The Nigeria Centre for Disease Control (NCDC) is aware of a suspected outbreak of Yellow fever in Ebonyi State and has had a Rapid Response Team supporting Ebonyi State’s response since the 30th of July 2019, in partnership with the World Health Organization (WHO).
Following a report of cases and deaths from fever of unknown origin in Izzi Local Government Area (LGA) in Ebonyi State, the State public health team commenced investigation. As at the 31st of July 2019, three cases had tested positive for Yellow fever at NCDC’s National Reference Laboratory, which triggered an immediate response.
The Ebonyi State Epidemiology Team is leading the response with support from the Nigeria Centre for Disease Control (NCDC), National Primary Health Care Development Agency (NPHCDA) and the World Health Organisation (WHO).
In the course of investigation, it was discovered that between May 1 and August 7, 2019, there had been cases that fit into the case definition for Yellow fever and 20 deaths in Izzi LGA, Ebonyi State, indicating that the outbreak may have been going on for a few months undetected by local health authorities. It was too late to collect samples for confirmation from these cases.
Immediately it was notified, NCDC deployed a rapid response team to support Ebonyi State with contact tracing, case finding, risk communications and the management of cases. Detailed analysis and plans are in advanced stages to apply to the international vaccine stockpile to enable a reactive vaccination campaign in Ebonyi state, in response to the cluster of cases.
Yellow fever virus is spread through bites of an infected mosquito.

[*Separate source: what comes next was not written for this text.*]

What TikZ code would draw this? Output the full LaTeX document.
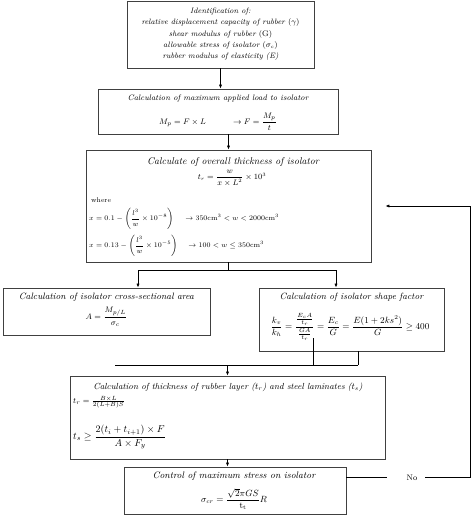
\documentclass[tikz,border=0pt]{standalone}
\usepackage{amsmath,amssymb}
\usetikzlibrary{arrows.meta,positioning}

\begin{document}
\begin{tikzpicture}
    [
        x=1pt, y=-1pt,
        box/.style={rectangle, draw=black!75, line width=0.8pt, inner sep=0pt},
        txt/.style={inner sep=0pt, font=\fontsize{#1}{11.3}\selectfont\itshape},
        txt/.default=7.5,
        eq/.style={inner sep=0pt, font=\fontsize{#1}{9}\selectfont},
        eq/.default=7.5,
        link/.style={line width=0.7pt},
        flow/.style={-{Latex[length=4pt,width=3.2pt]}, line width=0.7pt},
    ]
    \useasboundingbox (0,0) rectangle (474,515);

    % boxes
    \node[box, txt=7.8, align=center, minimum width=187pt, minimum height=67pt] (ident) at (220.5,34.5)
        {Identification of:\\
         relative displacement capacity of rubber $(\gamma)$\\
         shear modulus of rubber $(\mathrm{G})$\\
         allowable stress of isolator $(\sigma_c)$\\
         rubber modulus of elasticity (E)};
    \node[box, minimum width=240pt, minimum height=45pt] (load) at (218,111.5) {};
    \node[box, minimum width=285pt, minimum height=112pt] (thick) at (228.5,206) {};
    \node[box, minimum width=207pt, minimum height=47pt] (area) at (106.5,311.5) {};
    \node[box, minimum width=185pt, minimum height=63pt] (shape) at (351.5,319.5) {};
    \node[box, minimum width=315pt, minimum height=83pt] (layer) at (227.5,417.5) {};
    \node[box, minimum width=222pt, minimum height=47pt] (control) at (235,490.5) {};

    % texts
    \node[txt=8] (loadt) at (218,98) {Calculation of maximum applied load to isolator};
    \node[eq=8.3] (loadeq) at (218,122) {$M_p = F\times L \qquad\quad \rightarrow F = \dfrac{M_p}{t}$};

    \node[txt=9.8] (thickt) at (233,162) {Calculate of overall thickness of isolator};
    \node[eq=7.8] (thickeq) at (232,178) {$t_r = \dfrac{w}{x\times L^2}\times 10^3$};
    \node[eq=6.8, anchor=west] (where) at (91,200) {where};
    \node[eq=7.1, anchor=west] (xone) at (89,219)
        {$x = 0.1 - \left(\dfrac{l^3}{w}\times 10^{-8}\right) \quad\; \rightarrow 350\mathrm{cm}^3 < w < 2000\mathrm{cm}^3$};
    \node[eq=7.1, anchor=west] (xtwo) at (89,246)
        {$x = 0.13 - \left(\dfrac{l^3}{w}\times 10^{-5}\right) \quad\, \rightarrow 100 < w \leq 350\mathrm{cm}^3$};

    \node[txt=9.2] (areat) at (106.5,297) {Calculation of isolator cross-sectional area};
    \node[eq=8.3] (areaeq) at (106.5,317) {$A = \dfrac{M_{p/L}}{\sigma_c}$};

    \node[txt=9.1] (shapet) at (351.5,297) {Calculation of isolator shape factor};
    \node[eq=8.6] (shapeeq) at (350,327)
        {$\dfrac{k_v}{k_h} = \dfrac{\frac{E_c A}{t_r}}{\frac{GA}{t_r}} = \dfrac{E_c}{G} = \dfrac{E(1+2ks^2)}{G} \geq 400$};

    \node[txt=8.8] (layert) at (228,387)
        {Calculation of thickness of rubber layer ($t_r$) and steel laminates ($t_s$)};
    \node[eq=8, anchor=west] (layereq) at (73,402) {$t_r = \frac{B\times L}{2(L+B)S}$};
    \node[eq=9.6, anchor=west] (layertwo) at (73,437)
        {$t_s \geq \dfrac{2(t_i+t_{i+1})\times F}{A\times F_y}$};

    \node[txt=9.4] (controlt) at (234,476.5) {Control of maximum stress on isolator};
    \node[eq=8.6] (controleq) at (234,499) {$\sigma_{cr} = \dfrac{\sqrt{2}\pi G S}{\mathrm{t_t}} R$};

    \node[eq=8] (no) at (412,478) {No};

    % connectors
    \coordinate (splitL) at (138,270);
    \coordinate (splitR) at (336,270);
    \coordinate (joinL) at (115,365);
    \coordinate (joinR) at (358,365);
    \coordinate (stub) at (313,338);
    \coordinate (noL) at (387,477);
    \coordinate (noR) at (425,477);
    \coordinate (back) at (470,477);

    \draw[flow] (ident.south) -- (ident.south |- load.north);
    \draw[flow] (thick.north |- load.south) -- (thick.north);
    \draw[link] (thick.south) -- (thick.south |- splitL);
    \draw[link] (splitL) -- (splitR);
    \draw[flow] (splitL) -- (splitL |- area.north);
    \draw[flow] (splitR) -- (splitR |- shape.north);
    \draw[link] (joinR |- shape.south) -- (joinR);
    \draw[link] (stub) -- (stub |- joinR);
    \draw[link] (joinL) -- (joinR);
    \draw[flow] (layer.north |- joinL) -- (layer.north);
    \draw[flow] (layer.south) -- (layer.south |- control.north);
    \draw[link] (control.east |- noL) -- (noL);
    \draw[flow] (noR) -- (back) |- ([xshift=14pt]thick.east);
\end{tikzpicture}
\end{document}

There is no human-to-human transmission of the virus. Yellow fever is a completely vaccine preventable disease and a single shot provides immunity for a lifetime. The Yellow fever vaccine is available for free in primary health care centres in Nigeria as part of the routine immunisation schedule. Every child is protected for life if vaccinated.
We encourage every family to ensure that children receive all their childhood vaccines. In addition to the vaccine, the public are advised to keep their environments clean and free of stagnant water to discourage the breeding of mosquitoes and use insecticide treated mosquito nets, screens on windows and doors to prevent mosquito bites.
It is important to avoid self-medication: visit a health facility immediately if you feel ill.
Since September 2017, Nigeria has recorded suspected cases of Yellow fever in all States in the country. As at the 31st of July 2019, 78 cases have been laboratory confirmed in Nigeria in 2019 alone.
A multi-agency Yellow fever technical working group coordinated by NCDC, has been leading the investigation and response to Yellow fever cases. The National Primary Health Care Agency is leading efforts to provide an additional opportunity of vaccination through preventive vaccination campaigns across the country.
Healthcare workers are reminded that the symptoms of Yellow fever include yellowness of the eyes, sudden fever, headache and body pain. If you have these symptoms or notice someone in your community displaying them, please contact your nearest health centre.